Another trade-off is centralization versus flexibility. A centralized system gives tighter control, but it also requires teams to follow standardized workflows. For scaling merchants, that is usually a good trade. For teams used to making isolated channel-level changes, it can take adjustment.

Who needs multichannel inventory sync most?

Any seller operating across more than one sales channel can benefit, but the need becomes urgent when inventory complexity starts affecting performance.

That usually means businesses selling on multiple marketplaces and storefronts, merchants with more than one warehouse, brands managing fast-moving SKUs, wholesalers balancing B2B and DTC demand, and teams dealing with bundles, preorder inventory, or shared stock pools.

If your team regularly pauses listings to avoid overselling, checks inventory manually before shipping, or reconciles stock discrepancies after orders come in, you are already paying the cost of not having reliable sync.

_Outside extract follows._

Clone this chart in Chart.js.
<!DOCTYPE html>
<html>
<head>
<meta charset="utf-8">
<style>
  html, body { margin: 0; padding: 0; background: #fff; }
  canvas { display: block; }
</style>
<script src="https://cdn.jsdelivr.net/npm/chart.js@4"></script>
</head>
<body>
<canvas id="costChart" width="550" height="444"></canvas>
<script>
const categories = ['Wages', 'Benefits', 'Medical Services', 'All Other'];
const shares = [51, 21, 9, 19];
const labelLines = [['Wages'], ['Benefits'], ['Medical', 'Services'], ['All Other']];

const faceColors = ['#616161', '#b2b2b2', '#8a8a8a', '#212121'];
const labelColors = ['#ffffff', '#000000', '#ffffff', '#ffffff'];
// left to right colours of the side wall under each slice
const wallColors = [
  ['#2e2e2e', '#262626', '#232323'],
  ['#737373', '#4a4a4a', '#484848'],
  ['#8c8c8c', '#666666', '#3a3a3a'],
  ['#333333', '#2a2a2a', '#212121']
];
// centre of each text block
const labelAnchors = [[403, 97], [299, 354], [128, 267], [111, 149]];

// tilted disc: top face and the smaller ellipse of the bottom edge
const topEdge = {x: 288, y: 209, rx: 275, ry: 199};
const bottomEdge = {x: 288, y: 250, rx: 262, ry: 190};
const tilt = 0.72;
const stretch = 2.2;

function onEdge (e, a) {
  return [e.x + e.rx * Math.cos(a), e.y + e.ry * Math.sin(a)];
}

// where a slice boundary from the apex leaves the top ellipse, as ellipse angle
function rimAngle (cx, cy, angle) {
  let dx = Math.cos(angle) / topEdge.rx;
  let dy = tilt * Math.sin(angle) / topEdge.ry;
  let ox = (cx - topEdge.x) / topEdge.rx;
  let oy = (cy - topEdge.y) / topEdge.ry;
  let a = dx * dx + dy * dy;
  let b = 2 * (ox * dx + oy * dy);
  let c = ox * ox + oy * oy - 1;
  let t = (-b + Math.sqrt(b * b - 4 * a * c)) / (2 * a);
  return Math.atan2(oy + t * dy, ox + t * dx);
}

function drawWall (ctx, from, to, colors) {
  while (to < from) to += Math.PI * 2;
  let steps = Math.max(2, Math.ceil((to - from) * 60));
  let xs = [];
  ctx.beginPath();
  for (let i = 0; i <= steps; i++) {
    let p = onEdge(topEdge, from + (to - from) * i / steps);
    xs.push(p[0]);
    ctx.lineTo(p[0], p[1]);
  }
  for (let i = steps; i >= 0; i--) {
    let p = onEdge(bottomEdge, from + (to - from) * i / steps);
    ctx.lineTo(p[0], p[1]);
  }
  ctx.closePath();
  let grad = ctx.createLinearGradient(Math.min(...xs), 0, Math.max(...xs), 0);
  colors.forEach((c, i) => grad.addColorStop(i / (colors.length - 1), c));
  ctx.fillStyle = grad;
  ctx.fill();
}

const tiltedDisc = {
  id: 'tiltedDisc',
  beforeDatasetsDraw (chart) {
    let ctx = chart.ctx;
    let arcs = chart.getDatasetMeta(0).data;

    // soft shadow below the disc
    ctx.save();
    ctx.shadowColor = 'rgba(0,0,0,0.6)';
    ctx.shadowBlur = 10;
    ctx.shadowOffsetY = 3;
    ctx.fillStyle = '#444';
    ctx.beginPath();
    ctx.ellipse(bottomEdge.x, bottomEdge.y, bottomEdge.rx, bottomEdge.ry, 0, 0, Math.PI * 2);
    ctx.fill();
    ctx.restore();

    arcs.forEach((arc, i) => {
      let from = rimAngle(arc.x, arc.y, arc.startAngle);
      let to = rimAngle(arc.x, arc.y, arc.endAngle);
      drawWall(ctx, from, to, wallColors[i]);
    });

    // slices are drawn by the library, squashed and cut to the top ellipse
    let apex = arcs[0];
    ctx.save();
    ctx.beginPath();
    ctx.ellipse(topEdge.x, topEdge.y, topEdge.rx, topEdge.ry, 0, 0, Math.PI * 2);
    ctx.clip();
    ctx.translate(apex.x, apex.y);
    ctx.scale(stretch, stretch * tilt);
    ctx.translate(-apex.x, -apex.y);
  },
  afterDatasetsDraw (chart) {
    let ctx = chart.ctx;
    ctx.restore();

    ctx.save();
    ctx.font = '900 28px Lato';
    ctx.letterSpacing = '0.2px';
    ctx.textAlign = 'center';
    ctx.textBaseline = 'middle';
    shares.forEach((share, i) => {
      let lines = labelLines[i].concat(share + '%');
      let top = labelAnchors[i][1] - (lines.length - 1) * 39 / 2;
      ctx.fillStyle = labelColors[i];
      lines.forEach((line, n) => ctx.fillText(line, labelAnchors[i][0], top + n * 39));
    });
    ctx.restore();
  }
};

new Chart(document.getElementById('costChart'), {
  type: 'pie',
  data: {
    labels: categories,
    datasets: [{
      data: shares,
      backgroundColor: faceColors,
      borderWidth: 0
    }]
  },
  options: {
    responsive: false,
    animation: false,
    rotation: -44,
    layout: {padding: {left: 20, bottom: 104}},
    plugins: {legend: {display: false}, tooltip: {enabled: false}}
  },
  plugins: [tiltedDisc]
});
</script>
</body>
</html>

How to evaluate an inventory sync solution

Start by looking beyond the phrase inventory sync and asking what events the system actually syncs. Does it only reduce stock after a sale, or does it also reflect purchase receipts, warehouse transfers, returns, and manual adjustments?

Then look at channel coverage. The more your operation depends on Amazon, eBay, Shopify, Walmart, wholesale workflows, carriers, and back-office systems, the more important it is to have one platform coordinating those moving parts.

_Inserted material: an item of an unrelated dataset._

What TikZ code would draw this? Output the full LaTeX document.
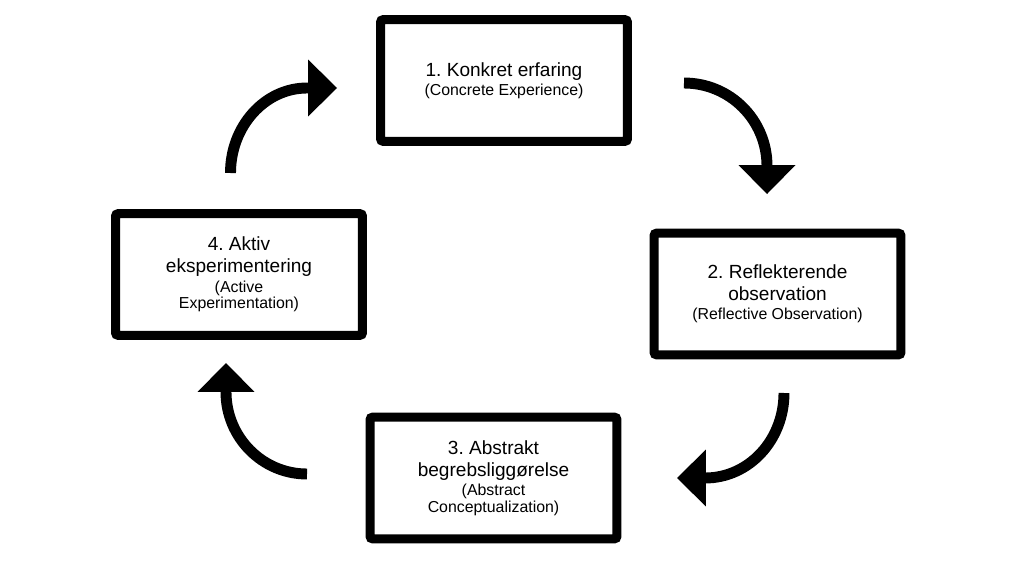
\documentclass[tikz,border=0pt]{standalone}
\usepackage{fontspec}
\setmainfont{Liberation Sans}
\usepackage{tikz}
\usetikzlibrary{arrows.meta}
\frenchspacing
\newcommand{\eng}[1]{{\fontsize{9pt}{9.5pt}\selectfont #1}}

\begin{document}
\begin{tikzpicture}[x=0.5669pt, y=-0.5669pt,
    stage/.style={rectangle, draw, line width=5.1pt, rounded corners=1.5pt, minimum width=140pt, minimum height=69pt, align=center, font=\fontsize{10.8pt}{12.5pt}\selectfont},
    cyc/.style={line width=6.2pt, -{Triangle[length=16.4pt, width=32.3pt, line width=0pt]}}]
    \useasboundingbox (0,0) rectangle (1024,576);
    \node[stage] (K1) at (504,80.5)   {1. Konkret erfaring\\[-1.5pt]\eng{(Concrete Experience)}};
    \node[stage] (R2) at (777.5,294)  {2. Reflekterende\\observation\\[-1.5pt]\eng{(Reflective Observation)}};
    \node[stage] (A3) at (493.5,478)  {3. Abstrakt\\begrebsliggørelse\\[-1.5pt]\eng{(Abstract}\\[-3pt]\eng{Conceptualization)}};
    \node[stage] (E4) at (239,274.5)  {4. Aktiv\\eksperimentering\\[-1.5pt]\eng{(Active}\\[-3pt]\eng{Experimentation)}};
    % ends of the curved arrows
    \coordinate (s12) at (684,83);    \coordinate (b12) at (767,166); \coordinate (t12) at (767,194);
    \coordinate (s23) at (784,393);   \coordinate (b23) at (705,478); \coordinate (t23) at (677,478);
    \coordinate (s34) at (307,474);   \coordinate (b34) at (226,392); \coordinate (t34) at (226,363);
    \coordinate (s41) at (230.5,173); \coordinate (b41) at (307,88);  \coordinate (t41) at (337,88);
    \draw[cyc] (s12) .. controls +(46,0) and +(0,-46) .. (b12) -- (t12);
    \draw[cyc] (s23) .. controls +(0,47) and +(44,0) .. (b23) -- (t23);
    \draw[cyc] (s34) .. controls +(-45,0) and +(0,45) .. (b34) -- (t34);
    \draw[cyc] (s41) .. controls +(0,-47) and +(-42,0) .. (b41) -- (t41);
\end{tikzpicture}
\end{document}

Next, evaluate warehouse logic. If inventory is stored in multiple locations, your sync process should not just track total stock. It should support operational rules around availability, picking, routing, and allocation.

Finally, look at visibility. Good sync is not just about automation. It is about giving operators confidence in what they are seeing. If the team cannot trace inventory changes or understand why a quantity was updated, errors become harder to fix.

Platforms built for commerce operations, including systems like eSwap, are designed around this bigger requirement: not just syncing stock counts, but coordinating inventory, orders, warehouses, shipping, and purchasing in one controlled workflow.

What multichannel inventory sync really means for growth

At a certain stage, inventory management stops being a listing problem and becomes an operations problem. That is when multichannel inventory sync matters most.

It keeps the business from selling disconnected promises. It helps every channel reflect what your operation can actually fulfill. And it gives your team a cleaner foundation for shipping faster, buying smarter, and scaling without turning inventory control into a daily fire drill.

If your stock is moving in more than one place at once, sync is no longer optional. It is the system that keeps growth from creating chaos.